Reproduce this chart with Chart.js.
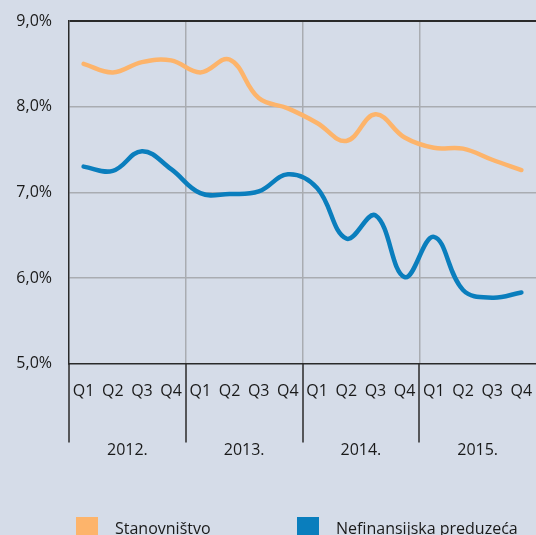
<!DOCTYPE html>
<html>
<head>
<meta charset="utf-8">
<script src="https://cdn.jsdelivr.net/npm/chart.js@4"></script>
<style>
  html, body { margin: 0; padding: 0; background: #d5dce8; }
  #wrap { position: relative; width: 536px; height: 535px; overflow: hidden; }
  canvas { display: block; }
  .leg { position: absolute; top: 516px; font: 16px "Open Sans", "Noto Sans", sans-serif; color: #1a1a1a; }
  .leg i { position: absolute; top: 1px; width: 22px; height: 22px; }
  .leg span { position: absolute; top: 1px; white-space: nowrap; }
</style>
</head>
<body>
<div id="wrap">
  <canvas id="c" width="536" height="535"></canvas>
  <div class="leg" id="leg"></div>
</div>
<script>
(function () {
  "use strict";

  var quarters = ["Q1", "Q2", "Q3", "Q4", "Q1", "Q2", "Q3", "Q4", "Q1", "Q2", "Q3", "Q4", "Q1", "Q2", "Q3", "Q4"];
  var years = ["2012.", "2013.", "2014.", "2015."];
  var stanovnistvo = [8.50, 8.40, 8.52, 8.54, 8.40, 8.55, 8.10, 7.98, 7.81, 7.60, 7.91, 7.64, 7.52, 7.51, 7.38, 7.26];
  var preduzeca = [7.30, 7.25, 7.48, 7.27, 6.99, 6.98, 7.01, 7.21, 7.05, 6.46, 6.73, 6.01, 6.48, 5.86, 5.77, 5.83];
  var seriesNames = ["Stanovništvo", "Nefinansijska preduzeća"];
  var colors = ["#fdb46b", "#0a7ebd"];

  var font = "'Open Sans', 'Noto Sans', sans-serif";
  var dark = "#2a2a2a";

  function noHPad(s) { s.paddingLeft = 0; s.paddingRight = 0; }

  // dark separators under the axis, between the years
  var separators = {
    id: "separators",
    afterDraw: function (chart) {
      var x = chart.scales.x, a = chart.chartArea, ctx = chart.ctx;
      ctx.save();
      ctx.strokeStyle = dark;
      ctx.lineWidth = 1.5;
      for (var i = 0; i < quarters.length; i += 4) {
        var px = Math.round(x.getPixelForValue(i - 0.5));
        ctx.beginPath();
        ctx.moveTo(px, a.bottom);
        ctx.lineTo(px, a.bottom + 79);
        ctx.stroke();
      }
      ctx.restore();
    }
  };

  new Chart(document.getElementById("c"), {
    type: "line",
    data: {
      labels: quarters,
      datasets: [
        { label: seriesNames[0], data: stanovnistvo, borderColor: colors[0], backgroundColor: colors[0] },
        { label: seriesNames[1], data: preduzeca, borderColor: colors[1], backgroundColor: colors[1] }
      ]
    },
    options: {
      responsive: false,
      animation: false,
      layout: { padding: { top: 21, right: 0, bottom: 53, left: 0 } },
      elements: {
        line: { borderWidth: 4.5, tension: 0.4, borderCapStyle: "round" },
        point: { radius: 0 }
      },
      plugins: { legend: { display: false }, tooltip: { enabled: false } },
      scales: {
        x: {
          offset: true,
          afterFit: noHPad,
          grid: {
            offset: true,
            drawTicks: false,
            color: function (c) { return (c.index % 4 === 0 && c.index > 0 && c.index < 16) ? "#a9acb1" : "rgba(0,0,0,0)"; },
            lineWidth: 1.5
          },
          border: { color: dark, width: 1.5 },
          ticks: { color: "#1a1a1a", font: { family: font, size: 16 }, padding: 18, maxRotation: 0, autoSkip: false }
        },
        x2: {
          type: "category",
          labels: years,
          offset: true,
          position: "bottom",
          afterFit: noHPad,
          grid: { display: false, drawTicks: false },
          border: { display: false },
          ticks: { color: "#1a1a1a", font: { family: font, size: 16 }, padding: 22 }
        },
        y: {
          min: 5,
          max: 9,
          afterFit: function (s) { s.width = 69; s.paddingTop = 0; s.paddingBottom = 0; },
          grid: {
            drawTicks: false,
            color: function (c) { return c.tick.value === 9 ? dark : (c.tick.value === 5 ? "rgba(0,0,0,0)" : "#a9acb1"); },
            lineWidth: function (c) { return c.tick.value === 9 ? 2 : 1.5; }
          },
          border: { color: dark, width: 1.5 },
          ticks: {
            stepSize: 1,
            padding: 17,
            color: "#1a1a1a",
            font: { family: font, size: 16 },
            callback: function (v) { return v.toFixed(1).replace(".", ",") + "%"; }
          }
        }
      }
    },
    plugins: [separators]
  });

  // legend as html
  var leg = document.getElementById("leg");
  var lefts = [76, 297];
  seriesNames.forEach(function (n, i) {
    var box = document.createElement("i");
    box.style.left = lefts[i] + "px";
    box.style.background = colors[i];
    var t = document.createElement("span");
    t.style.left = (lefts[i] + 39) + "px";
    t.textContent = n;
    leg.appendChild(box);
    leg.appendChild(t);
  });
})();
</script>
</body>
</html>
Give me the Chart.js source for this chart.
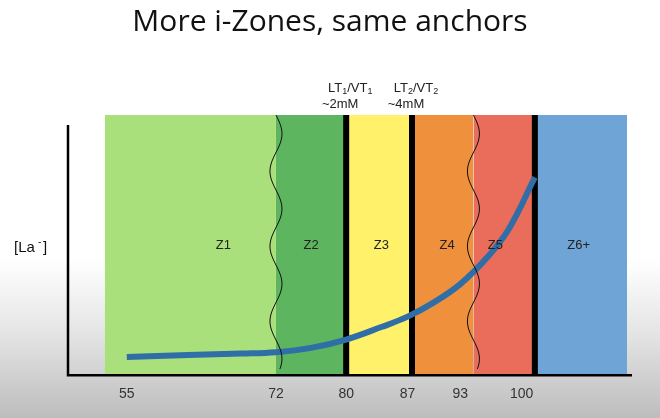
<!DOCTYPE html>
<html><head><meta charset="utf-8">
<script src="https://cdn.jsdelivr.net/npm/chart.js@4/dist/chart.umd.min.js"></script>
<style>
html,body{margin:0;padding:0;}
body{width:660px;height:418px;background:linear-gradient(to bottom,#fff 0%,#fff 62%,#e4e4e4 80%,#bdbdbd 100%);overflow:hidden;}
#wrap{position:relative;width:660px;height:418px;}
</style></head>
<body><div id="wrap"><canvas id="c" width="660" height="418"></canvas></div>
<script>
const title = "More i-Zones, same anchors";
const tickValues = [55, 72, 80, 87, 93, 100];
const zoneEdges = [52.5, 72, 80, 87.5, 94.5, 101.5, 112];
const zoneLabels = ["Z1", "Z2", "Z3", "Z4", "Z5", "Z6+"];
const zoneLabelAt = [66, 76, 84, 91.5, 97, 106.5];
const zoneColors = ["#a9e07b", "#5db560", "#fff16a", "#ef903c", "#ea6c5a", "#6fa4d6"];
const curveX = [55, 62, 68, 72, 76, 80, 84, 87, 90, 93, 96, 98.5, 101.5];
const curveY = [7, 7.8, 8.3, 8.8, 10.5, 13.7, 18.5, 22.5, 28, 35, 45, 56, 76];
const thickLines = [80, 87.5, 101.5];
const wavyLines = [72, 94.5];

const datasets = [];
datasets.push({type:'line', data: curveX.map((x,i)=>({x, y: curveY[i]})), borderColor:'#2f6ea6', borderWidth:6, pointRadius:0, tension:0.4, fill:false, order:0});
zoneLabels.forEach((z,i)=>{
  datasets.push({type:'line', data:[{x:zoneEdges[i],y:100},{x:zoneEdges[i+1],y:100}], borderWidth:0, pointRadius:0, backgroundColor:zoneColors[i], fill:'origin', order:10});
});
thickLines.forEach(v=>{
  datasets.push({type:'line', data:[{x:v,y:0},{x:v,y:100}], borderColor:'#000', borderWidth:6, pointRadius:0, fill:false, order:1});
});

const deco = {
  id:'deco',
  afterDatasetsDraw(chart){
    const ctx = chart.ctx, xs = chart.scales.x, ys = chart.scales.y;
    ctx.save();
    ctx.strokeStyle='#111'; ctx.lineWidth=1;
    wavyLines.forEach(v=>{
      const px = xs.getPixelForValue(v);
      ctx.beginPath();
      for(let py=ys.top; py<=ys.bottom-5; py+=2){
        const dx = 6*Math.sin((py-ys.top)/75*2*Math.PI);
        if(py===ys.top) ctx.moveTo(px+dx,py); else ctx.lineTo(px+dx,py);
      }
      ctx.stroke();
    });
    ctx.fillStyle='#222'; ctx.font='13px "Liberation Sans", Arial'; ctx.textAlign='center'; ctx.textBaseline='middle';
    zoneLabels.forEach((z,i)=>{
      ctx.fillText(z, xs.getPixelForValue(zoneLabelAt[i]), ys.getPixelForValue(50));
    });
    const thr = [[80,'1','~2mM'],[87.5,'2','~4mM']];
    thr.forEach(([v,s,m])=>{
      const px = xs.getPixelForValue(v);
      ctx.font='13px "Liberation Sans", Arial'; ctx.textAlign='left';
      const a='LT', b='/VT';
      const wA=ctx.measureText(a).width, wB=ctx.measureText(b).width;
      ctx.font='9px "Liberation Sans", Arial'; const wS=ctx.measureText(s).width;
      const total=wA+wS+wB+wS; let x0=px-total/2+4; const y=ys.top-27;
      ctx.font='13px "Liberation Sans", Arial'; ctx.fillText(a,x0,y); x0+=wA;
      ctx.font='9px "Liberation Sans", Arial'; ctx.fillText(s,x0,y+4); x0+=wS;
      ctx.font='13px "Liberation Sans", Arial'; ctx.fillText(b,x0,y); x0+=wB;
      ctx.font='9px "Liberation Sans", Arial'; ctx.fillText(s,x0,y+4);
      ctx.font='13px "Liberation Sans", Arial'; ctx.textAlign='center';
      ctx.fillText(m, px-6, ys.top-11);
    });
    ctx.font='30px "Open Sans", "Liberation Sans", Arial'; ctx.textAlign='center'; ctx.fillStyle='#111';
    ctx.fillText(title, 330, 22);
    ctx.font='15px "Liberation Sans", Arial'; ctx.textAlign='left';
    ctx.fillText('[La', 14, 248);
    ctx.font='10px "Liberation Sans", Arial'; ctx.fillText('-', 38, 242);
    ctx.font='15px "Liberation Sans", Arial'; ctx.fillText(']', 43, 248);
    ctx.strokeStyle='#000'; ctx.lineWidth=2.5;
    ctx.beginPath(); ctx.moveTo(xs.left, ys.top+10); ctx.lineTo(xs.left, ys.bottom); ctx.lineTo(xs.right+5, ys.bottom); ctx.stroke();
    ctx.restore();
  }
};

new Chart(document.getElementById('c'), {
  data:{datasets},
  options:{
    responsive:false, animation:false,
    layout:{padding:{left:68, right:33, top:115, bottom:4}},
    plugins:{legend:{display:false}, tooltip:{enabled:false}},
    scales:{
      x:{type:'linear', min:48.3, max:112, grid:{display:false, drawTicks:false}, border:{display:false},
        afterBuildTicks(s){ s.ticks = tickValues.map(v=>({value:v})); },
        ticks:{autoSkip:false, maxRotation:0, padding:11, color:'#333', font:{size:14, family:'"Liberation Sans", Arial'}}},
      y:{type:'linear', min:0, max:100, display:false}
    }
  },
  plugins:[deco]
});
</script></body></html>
---------------
| PROBLEM |
Only the lines from the start of the records to the line with "s.paddingLeft = 0;" belong in the copy. Print them exactly, minus pictures.

| WRITTEN RESPONSE |
Reproduce this chart with Chart.js.
<!DOCTYPE html>
<html>
<head>
<meta charset="utf-8">
<script src="https://cdn.jsdelivr.net/npm/chart.js@4"></script>
<style>
  html, body { margin: 0; padding: 0; background: #d5dce8; }
  #wrap { position: relative; width: 536px; height: 535px; overflow: hidden; }
  canvas { display: block; }
  .leg { position: absolute; top: 516px; font: 16px "Open Sans", "Noto Sans", sans-serif; color: #1a1a1a; }
  .leg i { position: absolute; top: 1px; width: 22px; height: 22px; }
  .leg span { position: absolute; top: 1px; white-space: nowrap; }
</style>
</head>
<body>
<div id="wrap">
  <canvas id="c" width="536" height="535"></canvas>
  <div class="leg" id="leg"></div>
</div>
<script>
(function () {
  "use strict";

  var quarters = ["Q1", "Q2", "Q3", "Q4", "Q1", "Q2", "Q3", "Q4", "Q1", "Q2", "Q3", "Q4", "Q1", "Q2", "Q3", "Q4"];
  var years = ["2012.", "2013.", "2014.", "2015."];
  var stanovnistvo = [8.50, 8.40, 8.52, 8.54, 8.40, 8.55, 8.10, 7.98, 7.81, 7.60, 7.91, 7.64, 7.52, 7.51, 7.38, 7.26];
  var preduzeca = [7.30, 7.25, 7.48, 7.27, 6.99, 6.98, 7.01, 7.21, 7.05, 6.46, 6.73, 6.01, 6.48, 5.86, 5.77, 5.83];
  var seriesNames = ["Stanovništvo", "Nefinansijska preduzeća"];
  var colors = ["#fdb46b", "#0a7ebd"];

  var font = "'Open Sans', 'Noto Sans', sans-serif";
  var dark = "#2a2a2a";

  function noHPad(s) { s.paddingLeft = 0; s.paddingRight = 0; }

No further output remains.